Wednesday, April 13, 2011
I heard the song "Marry Me" by Train today and it made my heart happy. It was a perfect song for me as I am about to celebrate 2 years of marriage with my love. I just love the way he sings it and how simple the lyrics are. Listen to it here... http://youtu.be/Ess2qlVHl6E
Tuesday, April 12, 2011
There has been a lot on my mind lately. Some days are better than others but overall things have been pretty good in the Munguia household. We struggle with daily things just like everyone else; like when will we find time to clean, shop, get organized, check the finances, are we saving enough, are all Aviana's needs being met, are all OUR needs being met? Yadda yadda, but today I was struggling with a situation that presented itself yesterday and as I was browsing some online blogs this morning I came across a blog that stopped me instantly. After reading this woman's story I became a little more grounded as to the importance of living in each and every moment whether it is pleasant moment or one that I really could have done without. Her story is heartbreaking as she is a recent widow at 29 with twin girls right around a year old. Her husband died without warning. I find strength from her. She is a single Mom, working, living and supporting her two babies on her own. I absolutely cannot imagine living in her shoes but learning about her push for strength and finding hope each day she lives is amazingly inspiring and uplifting. My struggles seem so tiny compared to hers. I will visit her blog frequently as I know it will help inspire me to be a better person. Is there anyone who inspires you to be better? If not, find someone and learn from them. Sometimes the most gut wrenching stories can give you more peace and hope in YOUR life that you may have otherwise not found.

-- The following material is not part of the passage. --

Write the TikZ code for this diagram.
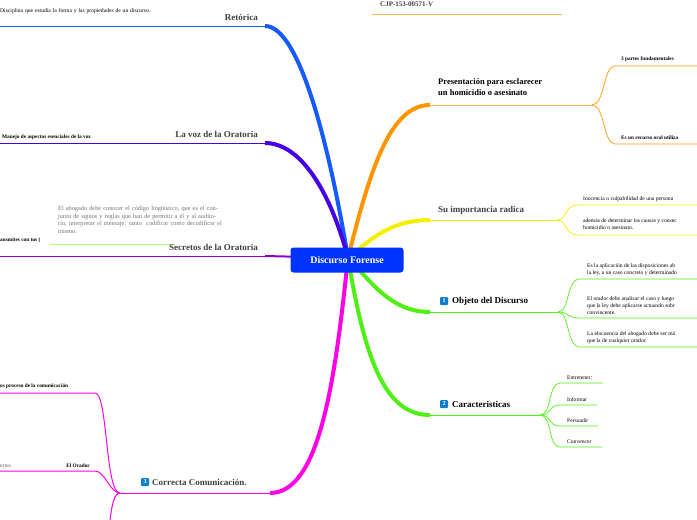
\documentclass[tikz,border=0pt]{standalone}
\usepackage{fontspec}
\setmainfont{Liberation Serif}
\begin{document}
\begin{tikzpicture}[x=1pt,y=-1pt,
 lbl/.style={font=\bfseries\fontsize{9}{10}\selectfont,text=black!75,inner sep=0},
 sm/.style={font=\fontsize{5.6}{7}\selectfont,inner sep=0,align=left},
 smb/.style={font=\bfseries\fontsize{5.3}{6}\selectfont,inner sep=0},
 ic/.style={fill=cyan!60!blue,text=white,font=\bfseries\fontsize{6}{6}\selectfont,rounded corners=1pt,minimum size=8pt,inner sep=0}]
\useasboundingbox (0,0) rectangle (697,520);
\definecolor{qb}{RGB}{20,90,255}\definecolor{qv}{RGB}{70,0,230}\definecolor{qp}{RGB}{140,0,210}
\definecolor{qm}{RGB}{255,0,230}\definecolor{qo}{RGB}{255,150,0}\definecolor{qy}{RGB}{245,240,0}
\definecolor{qg}{RGB}{80,240,20}\definecolor{ql}{RGB}{180,255,120}
% main branches
\coordinate (c) at (348,258);
\draw[qb,line width=4pt] (c) .. controls (330,150) and (300,26) .. (265,26);
\draw[qb,line width=1pt] (265,26) -- (0,26);
\draw[qv,line width=4pt] (c) .. controls (330,190) and (300,143) .. (265,143);
\draw[qv,line width=1pt] (265,143) -- (0,143);
\draw[qp,line width=2pt] (c) -- (265,256);
\draw[qp,line width=1pt] (265,256) -- (0,256);
\draw[qm,line width=4pt] (c) .. controls (335,380) and (320,493) .. (270,493);
\draw[qm,line width=1pt] (270,493) -- (120,493);
\draw[qo,line width=4pt] (c) .. controls (370,170) and (390,105) .. (430,105);
\draw[qo!70,line width=1pt] (430,105) -- (592,105);
\draw[qy,line width=4pt] (c) .. controls (370,240) and (390,220) .. (430,220);
\draw[qy,line width=1pt] (430,220) -- (557,220);
\draw[qg,line width=4pt] (c) .. controls (370,280) and (390,312) .. (430,312);
\draw[qg,line width=1pt] (430,312) -- (558,312);
\draw[qg,line width=4pt] (c) .. controls (365,360) and (385,415) .. (430,415);
\draw[qg,line width=1pt] (430,415) -- (540,415);
% center
\node[fill=blue!80!cyan,text=white,rounded corners=3pt,minimum width=113pt,minimum height=25pt,font=\bfseries\fontsize{10}{12}\selectfont] (center) at (347,260) {Discurso Forense};
% left labels
\node[lbl,anchor=south east] (ret) at (258,21) {Retórica};
\node[sm,anchor=north west,text width=155pt] (retd) at (0,8) {Disciplina que estudia la forma y las propiedades de un discurso.};
\node[lbl,anchor=south east] (voz) at (258,138) {La voz de la Oratoria};
\node[smb,anchor=south west] (vozd) at (2,140) {Manejo de aspectos esenciales de la voz};
\node[smb,anchor=south west] (sd) at (0,243) {ansmites con tus (};
\draw[ql,line width=1pt] (50,244) -- (175,244);
\node[lbl,anchor=south east] (sec) at (258,251) {Secretos de la Oratoria};
\node[anchor=north west,text width=168pt,text=black!55,font=\fontsize{6.3}{7.5}\selectfont,inner sep=0,align=left] (secd) at (58,206) {El abogado debe conocer el código lingüístico, que es el conjunto de signos y reglas que han de permitir a él y al auditorio, interpretar el mensaje: tanto~ codificar como decodificar el mismo.};
% correcta
\node[ic] (i3) at (145,482) {3};
\node[lbl,anchor=west] (cc) at (152,482) {Correcta Comunicación.};
\draw[qm,line width=1pt] (120,493) .. controls (105,493) and (108,393) .. (95,393) -- (0,393);
\draw[qm,line width=1pt] (120,493) .. controls (110,493) and (105,471) .. (95,471) -- (0,471);
\draw[qm,line width=1pt] (120,493) .. controls (114,493) and (112,505) .. (110,520);
\node[smb,anchor=south west] (pc) at (0,389) {os proceso de la comunicación};
\node[smb,anchor=south east] (or) at (90,468) {El Orador};
\node[sm,anchor=south west,text=black!60] (ern) at (0,468) {ernis};
% top
\node[anchor=west,font=\bfseries\fontsize{7}{8}\selectfont,text=black!75,inner sep=0] (cjp) at (380,4) {CJP-153-00571-V};
\draw[qo!70,line width=0.6pt] (372,14) -- (562,14);
% presentacion
\node[lbl,anchor=west,align=left,font=\bfseries\fontsize{8.5}{11}\selectfont,text=black] (pre) at (438,87) {Presentación para esclarecer\\un homicidio o asesinato};
\draw[qo,line width=0.7pt] (592,105) .. controls (605,105) and (603,66) .. (615,66) -- (697,66);
\draw[qo,line width=0.7pt] (592,105) .. controls (605,105) and (603,144) .. (615,144) -- (697,144);
\node[smb,anchor=south west] (p1) at (621,62) {3 partes fundamentales};
\node[smb,anchor=south west] (p2) at (621,140) {Es un recurso oral utiliza};
% importancia
\node[lbl,anchor=south west] (imp) at (438,215) {Su importancia radica};
\draw[qy,line width=0.7pt] (557,220) .. controls (567,220) and (565,205) .. (577,205) -- (697,205);
\draw[qy,line width=0.7pt] (557,220) .. controls (567,220) and (565,235) .. (577,235) -- (697,235);
\node[sm,anchor=south west] (i1) at (583,202) {Inocencia o culpabilidad de una persona};
\node[sm,anchor=north west] (i2) at (583,218) {además de determinar las causas y consec\\homicidio o asesinato.};
% objeto
\node[ic] (i1c) at (444,301) {1};
\node[lbl,anchor=west,text=black] (obj) at (452,301) {Objeto del Discurso};
\draw[qg,line width=0.7pt] (558,312) .. controls (570,312) and (566,279) .. (580,279) -- (697,279);
\draw[qg,line width=0.7pt] (558,312) .. controls (570,312) and (566,318) .. (580,318) -- (697,318);
\draw[qg,line width=0.7pt] (558,312) .. controls (570,312) and (566,347) .. (580,347) -- (697,347);
\node[sm,anchor=south west] (o1) at (587,276) {Es la aplicación de las disposiciones ab\\la ley, a un caso concreto y determinado};
\node[sm,anchor=south west] (o2) at (587,315) {El orador debe analizar el caso y luego\\que la ley debe aplicarse actuando sobr\\convincente.};
\node[sm,anchor=south west] (o3) at (587,344) {La elocuencia del abogado debe ser má\\que la de cualquier orador.};
% caracteristicas
\node[ic] (i2c) at (444,404) {2};
\node[lbl,anchor=west,text=black] (car) at (452,404) {Caracteristicas};
\foreach \y/\e/\t in {383/603/Entretener:,405/597/Informar,426/598/Persuadir,447/602/Convencer}{
 \draw[qg,line width=0.7pt] (540,415) .. controls (552,415) and (548,\y) .. (560,\y) -- (\e,\y);
 \node[sm,anchor=south west] at (567,\y-3) {\t};}
\end{tikzpicture}
\end{document}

"Hope is that thing with feathers that perches in the soul and sings the tune without the words and never stops... at all." ~Emily Dickinson
Monday, April 11, 2011
Tuesday, March 15, 2011
I have been struggling lately. Sometimes I feel as though life is just passing me by so quickly that I have no time to sit and take it all in. Before the baby life seemed so simple and I couldn't wait for life to become more "exciting." It definitely didn't let me down. Once she arrived the moments just kept passing faster and faster and faster and there wasn't anything I could do about it. I remember I was nursing Aviana at home when she was just a few days old and thinking how could life be any more perfect? Why did having her change my world and change it so much that I felt in a whirlwind? Then all of sudden the emotions took over and I had glimpses of her being this little girl running around and I broke down in tears wishing and hoping she would not get any bigger than right in that moment. Jerry came in the room when these emotions started and I told him, "I don't want her to get any bigger! Can't she just stay this little forever?" He thought I was crazy at that moment as he said "She is only a few days old! And you will have another baby someday. She has to get big eventually." This moment has stuck with me so clearly and I remember it often and it makes me smile. I still feel like she is growing way too fast. Why has life sprinted forward since having a child? I guess I'll never understand and can't change what will be but I do hope that time slows down just a bit so I can take in each moment with a little more gratitude and joy. Motherhood has changed who I am and how I want to live my life and I couldn't ask for more. Life is simple yet so complicated.
Listen to your life. All moments are key moments.